The SSA responds with one of two answers: “yes” (the name, SSN, and date of birth match) or “no” (they don’t). If SSA records show the SSN holder is deceased, the response also includes a death indicator. That’s the full extent of what the company learns — the SSA doesn’t share earnings history, benefit amounts, or anything beyond the match result.

The requesting company must be in physical possession of your signed consent form before submitting the verification request, and it must retain the form — either the paper original or an electronic image — for five years for auditing purposes.8Social Security Administration. CONSENT BASED SSN VERIFICATION (CBSV) USER GUIDE

What to Do if Verification Fails

A “no match” result doesn’t necessarily mean something sinister is going on. The most common causes are mundane: a name change that was never reported to the SSA, a transposed digit in the SSN, or a date-of-birth entry that doesn’t match records. The requesting company’s first step is typically to ask you to double-check the information you provided.

If the data you entered is correct but still doesn’t match, the issue is probably in your SSA record. To fix it, you’ll need to visit your local SSA field office with documents proving the correction — for a name change, that means bringing a document like a marriage certificate or court order that shows both your old and new names. Only original documents or copies certified by the issuing agency are accepted; regular photocopies and notarized copies won’t work.9Social Security Administration. Application for Social Security Card Once your record is updated, the company can submit a new verification request with a fresh SSA-89.

Don’t ignore a failed match. In a mortgage application, an unresolved no-match can stall your closing indefinitely. For employment screening, it can delay your start date or raise flags that are harder to clear later.

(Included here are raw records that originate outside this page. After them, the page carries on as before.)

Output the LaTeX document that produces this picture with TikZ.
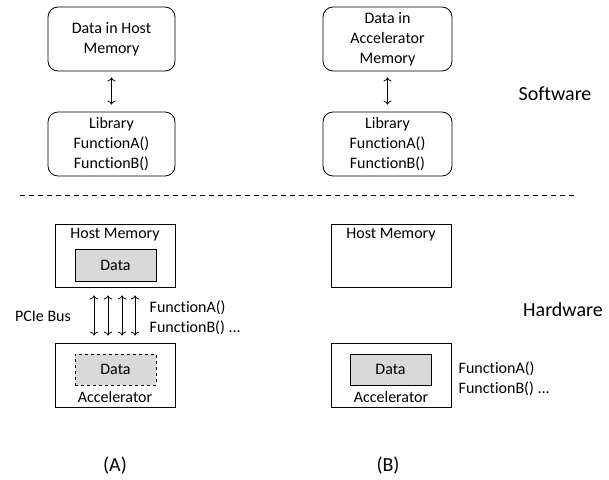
\documentclass[tikz,border=0pt]{standalone}
\usepackage{fontspec}
\setmainfont{Carlito}[Ligatures=NoCommon]
\usepackage{tikz}
\usetikzlibrary{arrows.meta}

\begin{document}
\begin{tikzpicture}[x=1pt, y=-1pt, >={To[length=4pt,width=8pt]}, line width=0.8pt, font=\fontsize{16}{20}\selectfont,
	swbox/.style={draw, rounded corners=10pt, align=center, minimum width=127pt, minimum height=64pt, inner sep=2pt},
	hwbox/.style={draw, minimum width=120pt, minimum height=63pt},
	databox/.style={draw, fill=black!15, minimum width=81pt, minimum height=32pt},
	bigtext/.style={font=\fontsize{20}{24}\selectfont},
	link/.style={<->, shorten >=7pt, shorten <=6pt}]
	\useasboundingbox (0,0) rectangle (609,479);

	% Software side {host, accelerator}
	\node [swbox]	(hostsw)	at (111.5,39)	{Data in Host\\Memory};
	\node [swbox]	(libA)		at (111.5,144)	{Library\\FunctionA()\\FunctionB()};
	\node [swbox, minimum width=129pt]	(accsw)	at (387.5,39)	{Data in\\Accelerator\\Memory};
	\node [swbox, minimum width=129pt]	(libB)	at (387.5,144)	{Library\\FunctionA()\\FunctionB()};
	\node [bigtext]	(software)	at (555,94)		{Software};

	% Separator
	\coordinate (sepL) at (20,195);
	\coordinate (sepR) at (574,195);

	% Hardware side (A)
	\node [hwbox]		(hostA)	at (115,255.5)	{};
	\node				(hostAlbl)	at (115,235)	{Host Memory};
	\node [databox]		(dataA)	at (115.5,265)	{Data};
	\node [hwbox, minimum height=64pt]	(accA)	at (115,375)	{};
	\node [databox, dashed, minimum height=31pt]	(dataAacc)	at (115.5,369.5)	{Data};
	\node				(accAlbl)	at (115,396.5)	{Accelerator};
	\node				(bus)	at (43,316)		{PCIe Bus};
	\node [anchor=west, align=left]	(funcA)	at (146,317.5)	{FunctionA()\\FunctionB() ...};
	\node [bigtext]		(labelA)	at (115,466)	{(A)};

	% Hardware side (B)
	\node [hwbox]		(hostB)	at (391,255.5)	{};
	\node				(hostBlbl)	at (391,235)	{Host Memory};
	\node [hwbox, minimum height=64pt]	(accB)	at (391,375)	{};
	\node [databox, minimum height=31pt]	(dataB)	at (390.5,369.5)	{Data};
	\node				(accBlbl)	at (391,396.5)	{Accelerator};
	\node [anchor=west, align=left]	(funcB)	at (455,378.5)	{FunctionA()\\FunctionB() ...};
	\node [bigtext]		(hardware)	at (563,310)	{Hardware};
	\node [bigtext]		(labelB)	at (388,466)	{(B)};

	% Paths
	\path [link]	(hostsw) edge (libA);
	\path [link]	(accsw) edge (libB);
	\draw [dashed, dash pattern=on 5pt off 4pt]	(sepL) -- (sepR);
	\foreach \dx in {-21,-7,7,20}
		\draw [<->, shorten >=7pt, shorten <=8pt]	([xshift=\dx pt]hostA.south) -- ([xshift=\dx pt]accA.north);

\end{tikzpicture}
\end{document}
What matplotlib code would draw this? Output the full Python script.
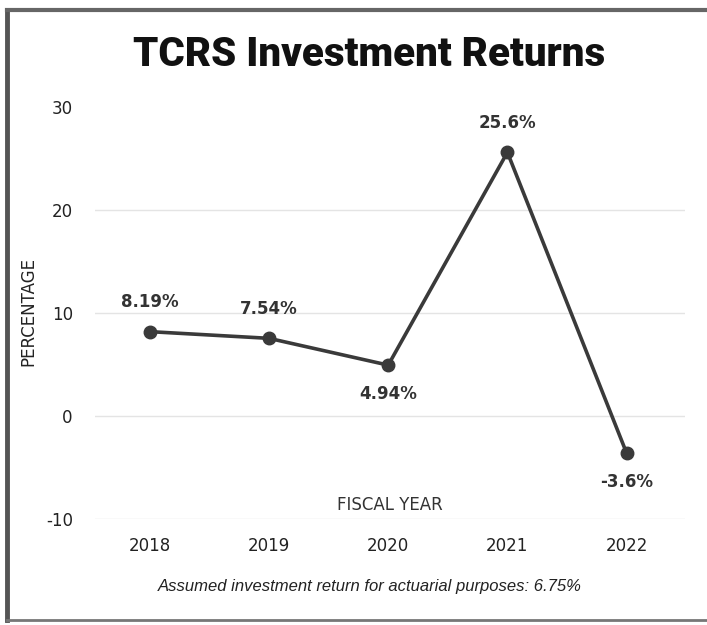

Privacy Protections and Data Retention

The SSA doesn’t give requesting companies free rein with your information. Every entity that uses the CBSV or eCBSV service signs a user agreement that restricts how it can use and share the verification result. The company can only use the result for the specific purpose you selected on the form — it can’t repurpose a mortgage verification result for marketing or sell it to a data broker.4Social Security Administration. Form SSA-89 Authorization for the Social Security Administration To Release Social Security Number Verification

Companies that store your signed consent form electronically must password-protect the files, restrict access to only the employees who need it, and maintain disaster recovery procedures. If a company converts your paper form to an electronic copy, it must destroy the paper original. The stored consent form and verification results cannot be reused for a different transaction.10Social Security Administration (SSA). eCBSV User Agreement – Retention

Penalties for Fraudulent Use

Filing a false SSA-89 or using someone else’s Social Security number for verification is a federal crime. Under Section 208 of the Social Security Act, anyone who makes false statements involving Social Security records or misuses a Social Security number faces up to five years in prison, a fine, or both. If the person committing the fraud is a professional who earns fees related to Social Security benefit determinations — such as a claimant representative or a healthcare provider submitting evidence — the maximum prison sentence doubles to ten years.11Social Security Administration. Compilation of the Social Security Laws

Courts can also order restitution to anyone who suffered a financial loss from the fraud, including the SSA itself if it paid out benefits it shouldn’t have. These penalties exist because SSN verification sits at the foundation of the financial system — a single fraudulent verification can enable identity theft that takes victims years to unravel.